E prima non aveva amici?
«Ne ho avuti anche al liceo. Ci svagavamo, andavamo a ballare, e talvolta anche in qualche casa di tolleranza. Erano relazioni pratiche senza ulteriori coinvolgimenti».
Ma non le accadeva di innamorarsi?
«Tra il liceo e l’università si delinearono le prime amicizie femminili. Non mi innamoravo con facilità, ma con trasporto suicida sì. Voglio dire che l’elemento femminile rovesciava le basi del mio sistema di vita. L’amore mi destabilizzava».
Meglio la solitudine?
«No, anche se l’ho vissuta. Ero figlio unico di due genitori in profondo disaccordo tra loro. E a me, in quella situazione, non capitava spesso di rompere la mia solitudine».

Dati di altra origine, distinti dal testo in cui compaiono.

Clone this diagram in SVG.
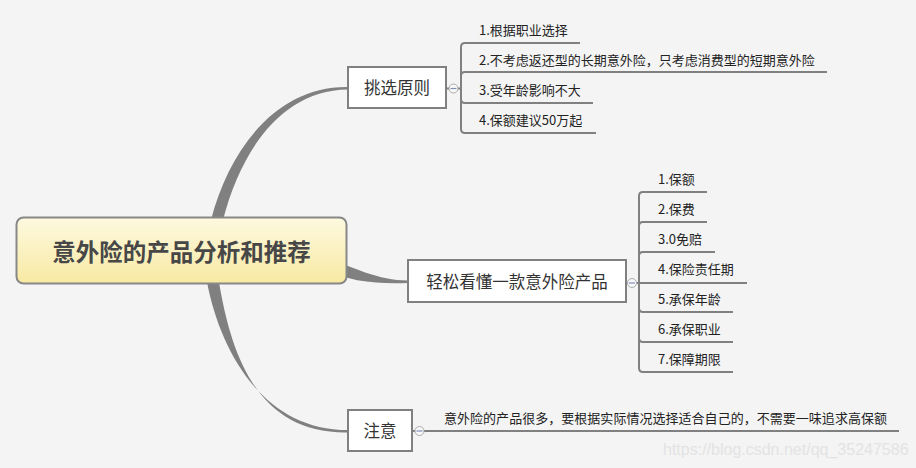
<svg xmlns="http://www.w3.org/2000/svg" width="916" height="468" viewBox="0 0 916 468">
<defs>
<linearGradient id="cg" x1="0" y1="0" x2="0" y2="1">
<stop offset="0" stop-color="#fdf9e0"/>
<stop offset="1" stop-color="#f8e9a2"/>
</linearGradient>
<style>
.br{fill:none;stroke:#808080;stroke-width:2}
.main{fill:#808080}
.topic{fill:#ffffff;stroke:#808080;stroke-width:2}
.tt{font-family:"Noto Sans CJK SC","Microsoft YaHei",sans-serif;font-size:16.5px;fill:#333;text-anchor:middle}
.st{font-family:"Noto Sans CJK SC","Microsoft YaHei",sans-serif;font-size:13px;fill:#222}
.col{fill:#f8f8f8;stroke:#aaaaaa;stroke-width:1}
.minus{stroke:#8090b8;stroke-width:1.2}
</style>
</defs>
<rect width="916" height="468" fill="#f4f4f4"/>

<g id="connectors">
<path class="main" d="M211 220 C229 150 276 86 348 87 L348 89.5 C282 90 241 150 223 220 Z"/>
<path class="main" d="M320 255 C355 268 378 280.5 408 280.5 L408 283 C376 284 350 282 320 268 Z"/>
<path class="main" d="M207 282 C220 350 262 430 348 430 L348 432.5 C260 434 232 360 219 282 Z"/>

<path class="br" d="M446 88.5 H449"/>
<path class="br" d="M458 88.5 H461"/>
<path class="br" d="M461 88.5 V47 Q461 43 465 43 H580"/>
<path class="br" d="M461 88.5 V76 Q461 72 465 72 H827"/>
<path class="br" d="M461 88.5 V99 Q461 103 465 103 H593"/>
<path class="br" d="M461 88.5 V129 Q461 133 465 133 H596"/>

<path class="br" d="M626 283 H628"/>
<path class="br" d="M636.5 283 H639"/>
<path class="br" d="M639 283 V196 Q639 192 643 192 H707"/>
<path class="br" d="M639 283 V226 Q639 222 643 222 H707"/>
<path class="br" d="M639 283 V256 Q639 252 643 252 H715"/>
<path class="br" d="M639 283 H747"/>
<path class="br" d="M639 283 V308 Q639 312 643 312 H733"/>
<path class="br" d="M639 283 V338 Q639 342 643 342 H733"/>
<path class="br" d="M639 283 V368 Q639 372 643 372 H733"/>

<path class="br" d="M412 431 H415"/>
<path class="br" d="M424 431 H899"/>
</g>

<g id="central">
<rect x="16.5" y="217.5" width="330" height="66" rx="7" fill="url(#cg)" stroke="#888888" stroke-width="2"/>
<text x="181.5" y="261" font-family="'Noto Sans CJK SC','Microsoft YaHei',sans-serif" font-size="23.5" font-weight="bold" fill="#474747" text-anchor="middle">意外险的产品分析和推荐</text>
</g>

<g id="topic1">
<rect class="topic" x="348" y="67" width="98" height="41"/>
<text class="tt" x="397" y="94">挑选原则</text>
<circle class="col" cx="453.5" cy="88.5" r="4.5"/>
<line class="minus" x1="450.5" y1="88.5" x2="456.5" y2="88.5"/>
</g>
<g id="t1s1"><text class="st" x="479" y="35">1.根据职业选择</text></g>
<g id="t1s2"><text class="st" x="479" y="65">2.不考虑返还型的长期意外险，只考虑消费型的短期意外险</text></g>
<g id="t1s3"><text class="st" x="479" y="95">3.受年龄影响不大</text></g>
<g id="t1s4"><text class="st" x="479" y="125">4.保额建议50万起</text></g>

<g id="topic2">
<rect class="topic" x="408" y="260" width="218" height="42"/>
<text class="tt" x="517" y="288">轻松看懂一款意外险产品</text>
<circle class="col" cx="632" cy="283" r="4.5"/>
<line class="minus" x1="629" y1="283" x2="635" y2="283"/>
</g>
<g id="t2s1"><text class="st" x="658" y="184">1.保额</text></g>
<g id="t2s2"><text class="st" x="658" y="214">2.保费</text></g>
<g id="t2s3"><text class="st" x="658" y="244">3.0免赔</text></g>
<g id="t2s4"><text class="st" x="658" y="274">4.保险责任期</text></g>
<g id="t2s5"><text class="st" x="658" y="304">5.承保年龄</text></g>
<g id="t2s6"><text class="st" x="658" y="334">6.承保职业</text></g>
<g id="t2s7"><text class="st" x="658" y="364">7.保障期限</text></g>

<g id="topic3">
<rect class="topic" x="348" y="410" width="64" height="41"/>
<text class="tt" x="380" y="437">注意</text>
<circle class="col" cx="419.5" cy="431" r="4.5"/>
<line class="minus" x1="416.5" y1="431" x2="422.5" y2="431"/>
</g>
<g id="t3s1"><text class="st" x="444" y="423" textLength="443">意外险的产品很多，要根据实际情况选择适合自己的，不需要一味追求高保额</text></g>

<text x="663" y="455" font-family="'Liberation Sans',Arial,sans-serif" font-size="16" fill="#e3e3e3">https://blog.csdn.net/qq_35247586</text>
</svg>
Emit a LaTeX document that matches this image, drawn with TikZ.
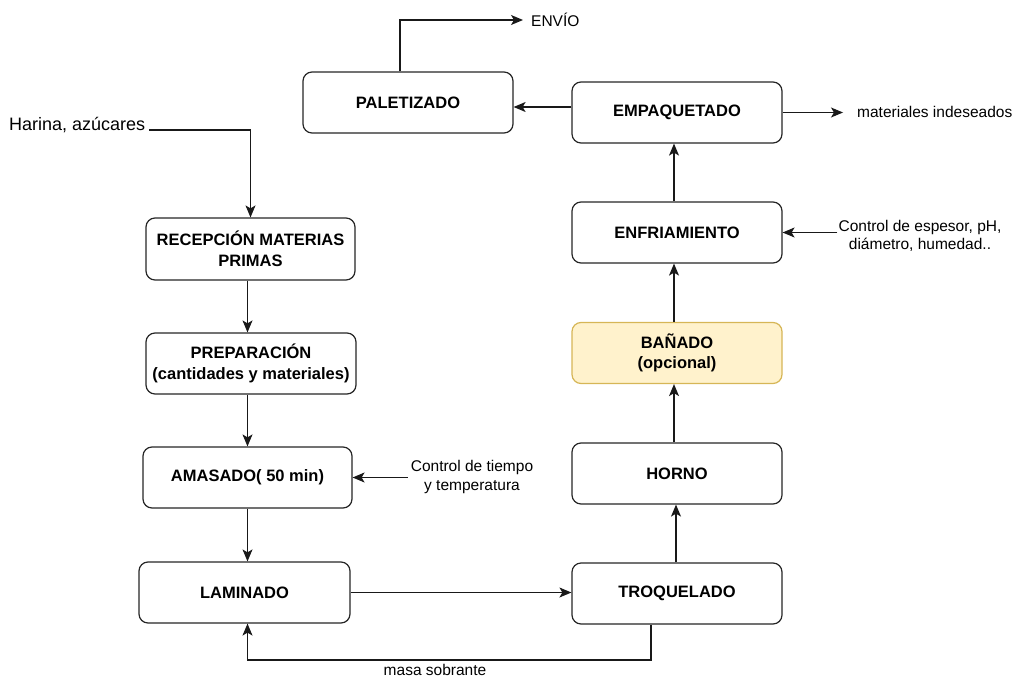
\documentclass[tikz,border=0pt]{standalone}
\usepackage{fontspec}
\setmainfont{Liberation Sans}
\usetikzlibrary{arrows.meta}
\definecolor{banfill}{HTML}{FFF2CC}
\definecolor{banline}{HTML}{D6B656}
\tikzset{
  box/.style={draw=black!85, line width=1.2pt, rounded corners=9pt, fill=white,
    minimum width=210pt, minimum height=61pt, align=center, inner sep=2pt,
    font=\fontsize{16.5}{20.5}\selectfont\bfseries},
  lbl/.style={align=center, inner sep=0pt, font=\fontsize{15.5}{18.5}\selectfont},
  arr/.style={draw=black!90, line width=1.2pt, -{Stealth[length=12pt,width=10pt,inset=3pt]}},
  ln/.style={draw=black!90, line width=1.2pt}
}
\begin{document}
\begin{tikzpicture}[x=1pt,y=-1pt]
\useasboundingbox (0,0) rectangle (1019,677);
% boxes
\node[box] (pal) at (408,102.5) {PALETIZADO};
\node[box] (emp) at (677,112.5) {EMPAQUETADO};
\node[box] (enf) at (677,232.5) {ENFRIAMIENTO};
\node[box, fill=banfill, draw=banline] (ban) at (677,353) {BAÑADO\\(opcional)};
\node[box] (hor) at (677,473.5) {HORNO};
\node[box] (tro) at (677,593.5) {TROQUELADO};
\node[box, minimum width=209pt, minimum height=62pt] (rec) at (250.5,249) {RECEPCIÓN MATERIAS\\PRIMAS};
\node[box] (pre) at (251,363.5) {PREPARACIÓN\\(cantidades y materiales)};
\node[box, minimum width=209pt] (ama) at (247.5,477.5) {AMASADO( 50 min)};
\node[box, minimum width=211pt] (lam) at (244.5,592.5) {LAMINADO};
% labels
\node[lbl, font=\fontsize{18}{22}\selectfont, anchor=west] (har) at (9,125) {Harina, azúcares};
\node[lbl, anchor=west] (env) at (531,20) {ENVÍO};
\node[lbl, anchor=west] (mat) at (857,112) {materiales indeseados};
\node[lbl] (ctl2) at (920,236) {Control de espesor, pH,\\diámetro, humedad..};
\node[lbl] (ctl1) at (472,477) {Control de tiempo\\y temperatura};
\node[lbl] (mas) at (435,670) {masa sobrante};
% helper coordinates
\coordinate (ypal) at (0,107);
\coordinate (xenv) at (400,0);
\coordinate (xlft) at (247.5,0);
\coordinate (xtro) at (651,0);
\coordinate (ybot) at (0,660);
\coordinate (henv) at (400,20);
\coordinate (yhar) at (0,130);
% connectors
\draw[arr] ([xshift=4pt]har.east |- yhar) -| (rec.north);
\draw[arr] (rec.south -| xlft) -- (pre.north -| xlft);
\draw[arr] (pre.south -| xlft) -- (ama.north -| xlft);
\draw[arr] (ama.south -| xlft) -- (lam.north -| xlft);
\draw[arr] (lam.east) -- (lam.east -| tro.west);
\draw[arr] (tro.south -| xtro) -- (xtro |- ybot) -- (xlft |- ybot) -- (lam.south -| xlft);
\draw[arr] ([xshift=-1pt]tro.north) -- ([xshift=-1pt]hor.south);
\draw[arr] ([xshift=-3pt]hor.north) -- ([xshift=-3pt]ban.south);
\draw[arr] ([xshift=-3pt]ban.north) -- ([xshift=-3pt]enf.south);
\draw[arr] ([xshift=-3pt]enf.north) -- ([xshift=-3pt]emp.south);
\draw[arr] (emp.west |- ypal) -- (pal.east |- ypal);
\draw[arr] (pal.north -| xenv) -- (henv) -- ([xshift=-8pt]env.west);
\draw[arr] (emp.east) -- ([xshift=-14pt]mat.west |- emp.east);
\draw[arr] ([xshift=-1pt]ctl2.west |- enf.east) -- (enf.east);
\draw[arr] ([xshift=-3pt]ctl1.west |- ama.east) -- (ama.east);
\end{tikzpicture}
\end{document}
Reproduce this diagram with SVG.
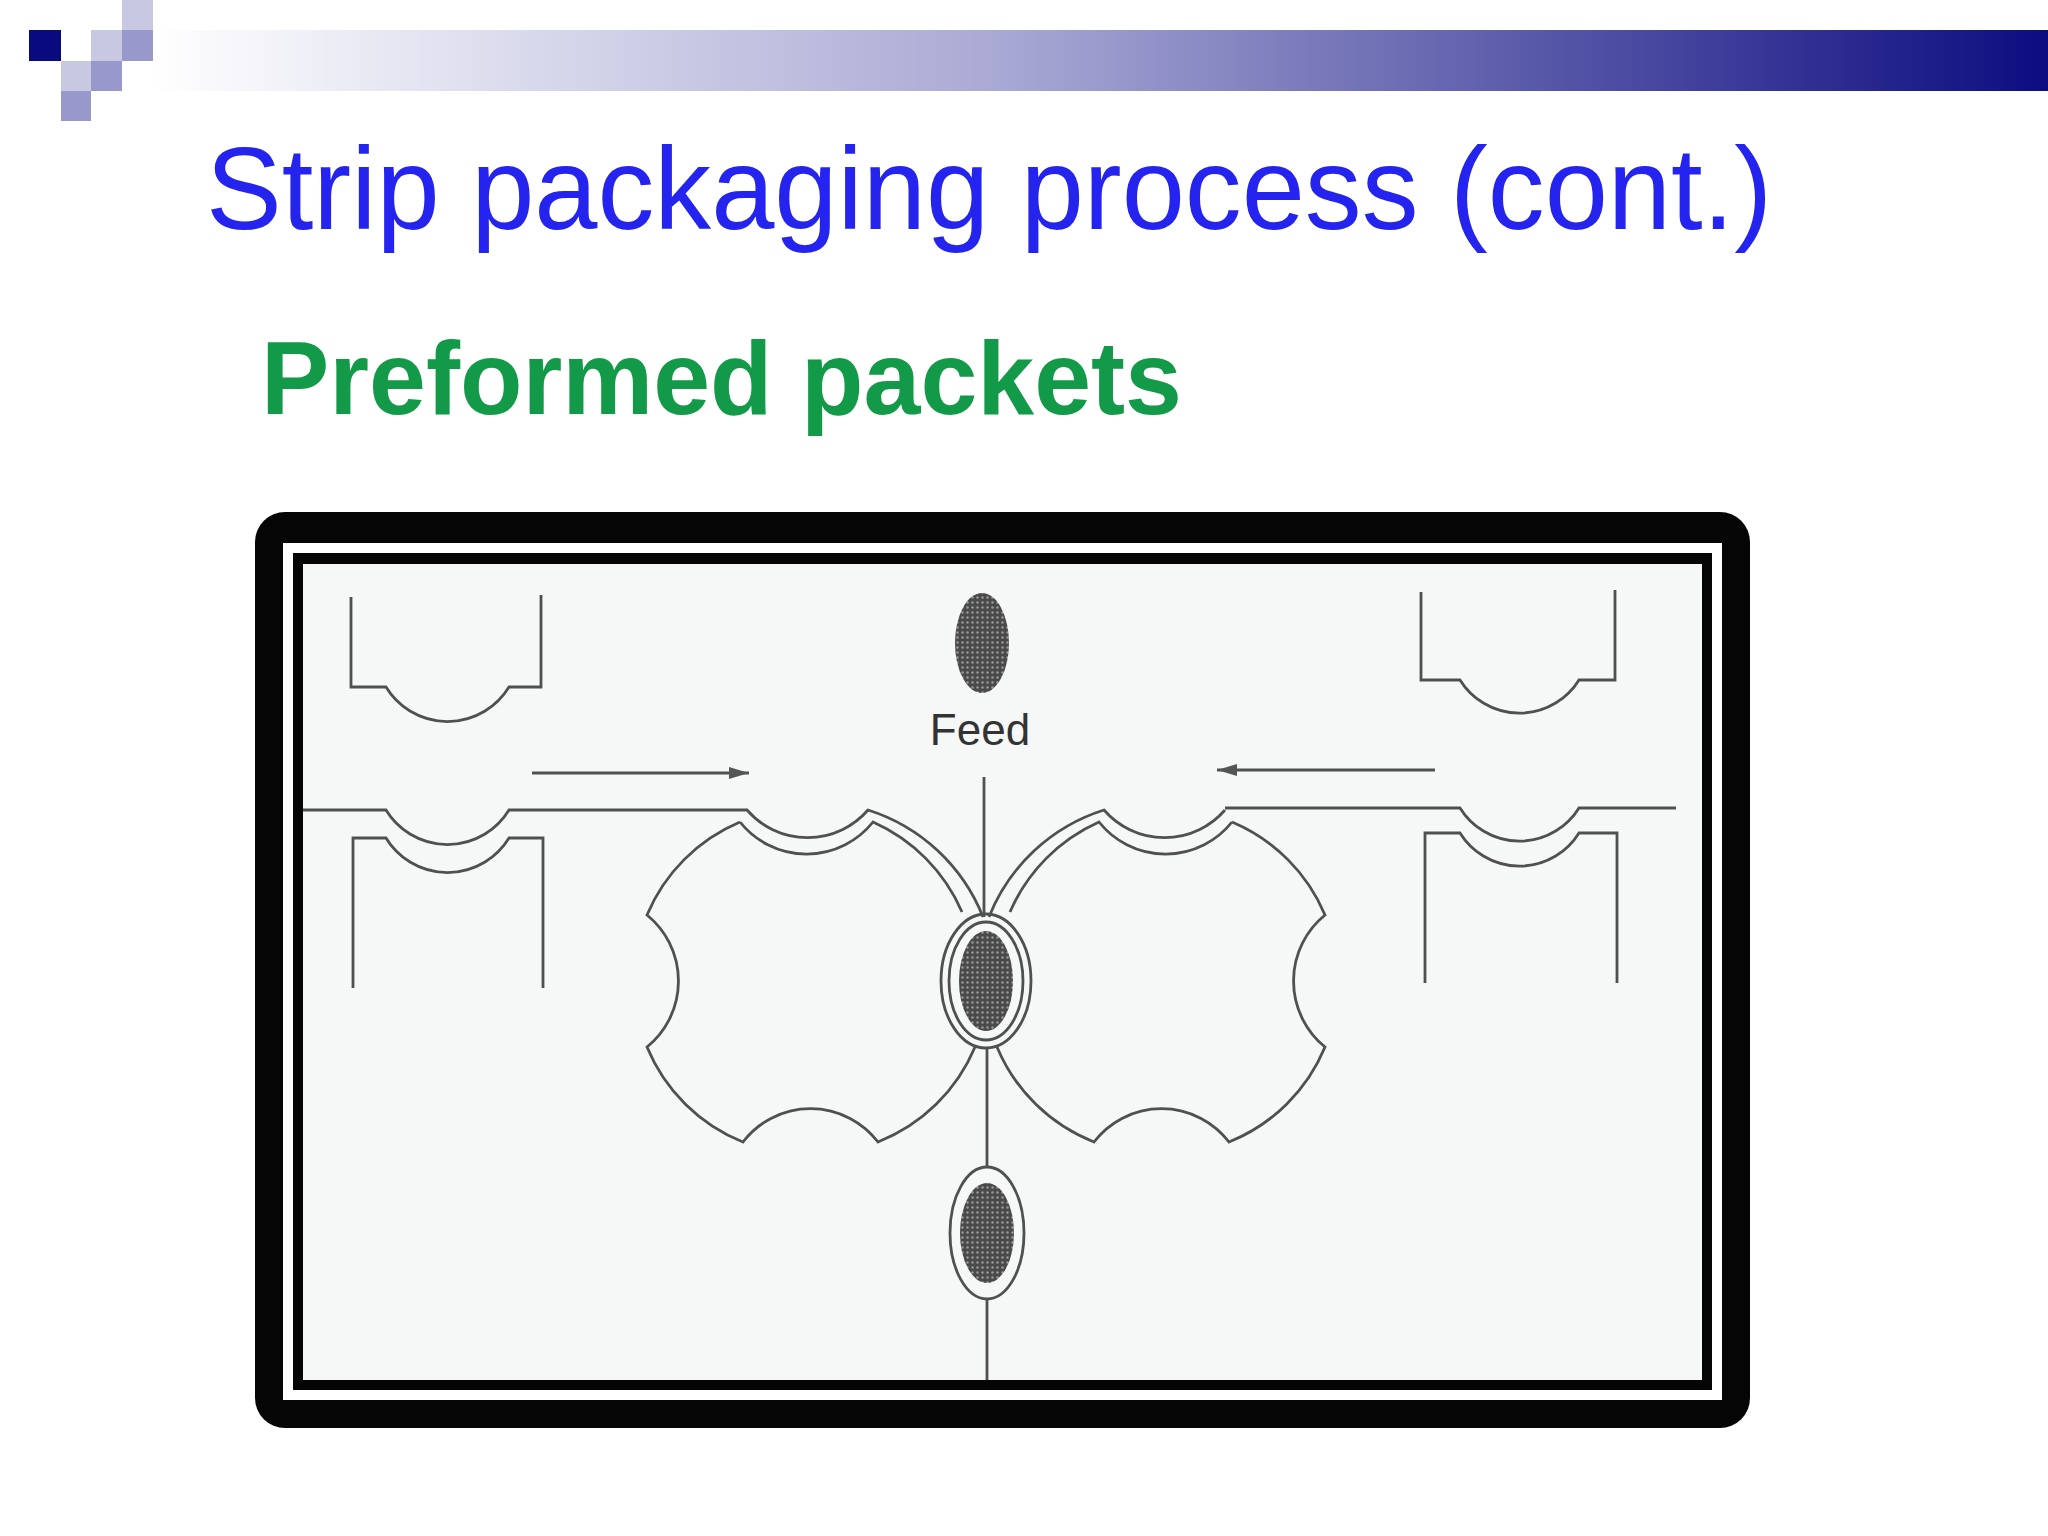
<svg xmlns="http://www.w3.org/2000/svg" width="2048" height="1536" viewBox="0 0 2048 1536">
<defs>
<linearGradient id="bar" x1="0" x2="1" y1="0" y2="0">
<stop offset="0" stop-color="#ffffff"/><stop offset="0.45" stop-color="#a8a8d4"/><stop offset="1" stop-color="#0c0c80"/>
</linearGradient>
<pattern id="dots" width="5" height="5" patternUnits="userSpaceOnUse">
<rect width="5" height="5" fill="#4a4a4a"/><circle cx="2.5" cy="2.5" r="1.2" fill="#9a9a9a"/>
</pattern>
<marker id="ah" viewBox="0 0 20 12" refX="20" refY="6" markerWidth="20" markerHeight="12" markerUnits="userSpaceOnUse" orient="auto">
<path d="M0,0 L20,6 L0,12 Z" fill="#555"/>
</marker>
<style>
.ln{fill:none;stroke:#505050;stroke-width:2.8}
.pill{fill:url(#dots)}
</style>
</defs>
<rect width="2048" height="1536" fill="#ffffff"/>
<g id="header">
<rect x="153" y="30" width="1895" height="61" fill="url(#bar)"/>
<rect x="29" y="30" width="32" height="31" fill="#0a0a80"/>
<rect x="61" y="61" width="30" height="30" fill="#c8c8e2"/>
<rect x="91" y="61" width="31" height="30" fill="#9898cc"/>
<rect x="91" y="30" width="31" height="31" fill="#c8c8e2"/>
<rect x="122" y="30" width="31" height="31" fill="#9898cc"/>
<rect x="122" y="0" width="31" height="30" fill="#c8c8e2"/>
<rect x="61" y="91" width="30" height="30" fill="#9898cc"/>
</g>
<text x="206" y="229" font-family="Liberation Sans, Arial, sans-serif" font-size="116" fill="#2424ee" textLength="1566" lengthAdjust="spacingAndGlyphs">Strip packaging process (cont.)</text>
<text x="261" y="414" font-family="Liberation Sans, Arial, sans-serif" font-size="104" font-weight="bold" fill="#139a48" textLength="921" lengthAdjust="spacingAndGlyphs">Preformed packets</text>
<g id="frame">
<rect x="255" y="512" width="1495" height="916" rx="30" fill="#050505"/>
<rect x="283" y="543" width="1439" height="857" fill="#ffffff"/>
<rect x="293" y="553" width="1419" height="837" fill="#050505"/>
<rect x="303" y="564" width="1399" height="816" fill="#f6f8f8"/>
</g>
<g id="cups-left">
<path class="ln" d="M351,597 V687 H386 A72 72 0 0 0 509,687 H541 V595"/>
<path class="ln" d="M353,988 V838 H386 A72 72 0 0 0 509,838 H543 V988"/>
</g>
<g id="cups-right">
<path class="ln" d="M1421,592 V680 H1460 A70 70 0 0 0 1579,680 H1615 V590"/>
<path class="ln" d="M1425,983 V833 H1460 A70 70 0 0 0 1579,833 H1617 V983"/>
</g>
<g id="wheel-left">
<path class="ln" d="M740,822 A85 85 0 0 0 873,822 A174 174 0 0 1 962,912 M975,1047 A174 174 0 0 1 878,1142 A85 85 0 0 0 743,1142 A174 174 0 0 1 647,1047 A85 85 0 0 0 647,915 A174 174 0 0 1 740,822"/>
</g>
<g id="wheel-right" transform="translate(1972,0) scale(-1,1)">
<path class="ln" d="M740,822 A85 85 0 0 0 873,822 A174 174 0 0 1 962,912 M975,1047 A174 174 0 0 1 878,1142 A85 85 0 0 0 743,1142 A174 174 0 0 1 647,1047 A85 85 0 0 0 647,915 A174 174 0 0 1 740,822"/>
</g>
<g id="connectors">
<path class="ln" d="M303,810 H386 A72 72 0 0 0 509,810 H747 A80 80 0 0 0 868,810 A183 183 0 0 1 983,917"/>
<path class="ln" transform="translate(1972,0) scale(-1,1)" d="M747,810 A80 80 0 0 0 868,810 A183 183 0 0 1 983,917"/>
<path class="ln" d="M1225,808 H1460 A70 70 0 0 0 1579,808 H1676"/>
<line class="ln" x1="532" y1="773" x2="749" y2="773" marker-end="url(#ah)"/>
<line class="ln" x1="1435" y1="770" x2="1217" y2="770" marker-end="url(#ah)"/>
<line class="ln" x1="984" y1="777" x2="984" y2="917"/>
<line class="ln" x1="987" y1="1048" x2="987" y2="1167"/>
<line class="ln" x1="987" y1="1300" x2="987" y2="1380"/>
</g>
<g id="feed">
<ellipse class="pill" cx="982" cy="643" rx="27" ry="50"/>
<text x="980" y="745" text-anchor="middle" font-family="Liberation Sans, Arial, sans-serif" font-size="44" fill="#333">Feed</text>
</g>
<g id="pill-center">
<ellipse class="ln" cx="986" cy="981" rx="45" ry="67"/>
<ellipse class="ln" cx="986" cy="981" rx="37" ry="59"/>
<ellipse class="pill" cx="986" cy="981" rx="27" ry="50"/>
</g>
<g id="pill-lower">
<ellipse class="ln" cx="987" cy="1233" rx="37" ry="66"/>
<ellipse class="pill" cx="987" cy="1233" rx="27" ry="50"/>
</g>
</svg>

A proposito di percorsi interiori lei ha dedicato un intero libro a suo padre e sua madre. La scrittura esorcizza il dolore?
«No, è stato soprattutto un gesto di liberazione. Per molto tempo ho avvertito un debito nei loro confronti. E scrivere di loro ha significato pagarlo. Da allora, ho un rapporto più autentico e libero con la loro memoria».
È vero che da giovane ebbe una crisi mistica?
«Sono stato molto credente fino a 15 anni. Andavo spesso in Chiesa e sentivo forte un rapporto diretto con Dio. Invece di odiare il mondo pensavo che fosse più bello amarlo».
E dopo, che accadde?
«Persi la fede. Compresi che possono esistere altri momenti – più ragionevoli e adottabili – rispetto a quelli suggestivi proposti dalla religione. Oltretutto, i miei 15 anni coincisero con il 1948. Quell’anno la Chiesa scatenò una grande campagna contro il comunismo e i suoi simpatizzanti».
E lei si trasferì dalla Chiesa cattolica a quella comunista?
«Con l’altra "chiesa" ho avuto poco a che fare. Mi iscrissi alla Federazione giovanile comunista nel 1952, ne uscii nel 1956 dopo i fatti di Ungheria».
Giulio Einaudi, anni dopo, l’avrebbe soprannominata "Asor Rosé".
«Mi giunse voce, visto che non la pronunciò mai in mia presenza. Con Einaudi ebbi un rapporto singolare. Fui introdotto in casa editrice da Ruggiero Romano e Corrado Vivanti. Arrivando dalla provincia romanesca, nelle lambiccate stanze torinesi di via Umberto Biancamano, gli dovetti sembrare un alieno. Poi diventammo molto amici e negli ultimi anni in maniera profonda. Era un uomo straordinario. Apparteneva a quell’alta borghesia piemontese che pensava di poter fare qualunque cosa gli passasse per la testa».
Italo Calvino è stato, forse, lo scrittore più rappresentativo di quella casa editrice. E vorrei che concludessimo questa chiacchierata tornando alla letteratura, dalla quale tanti anni fa lei era partito con Pasolini e l’ha conclusa con Calvino. Sono stati i due modelli letterari dell’Italia della seconda metà del secolo scorso?
«Di più: due modelli inconciliabili. Qualsiasi operazione critica non può prescindere dalla loro presenza. Personalmente ho ritenuto che Pasolini fosse eccessivamente impregnato del fattore sensoriale: senso e sesso, ingredienti per me letterariamente inaccettabili. Mentre in Calvino ho visto prevalere la ragione e la fantasia, che è la combinazione con cui io nel secondo Novecento ho intercettato le cose narrativamente più accettabili, alcune delle quali straordinarie».
Si sente ancora un uomo del Novecento?
«Totalmente. A me è parso un secolo straordinario. Pieno di potenzialità e di promesse. E, quasi nella stessa misura, di smentitee disillusioni. Comunque, attraversato da una vitalità che rischia di non avere questo secolo in cui finirò i miei giorni».
Lo dice con una certa rassegnazione.
«Ma no, semplicemente vorrei che mi fosse risparmiato il degrado, la prepotenza e l’ottusità. Non credevo che sarebbero stati gli ingredienti principali di questa nuova alba».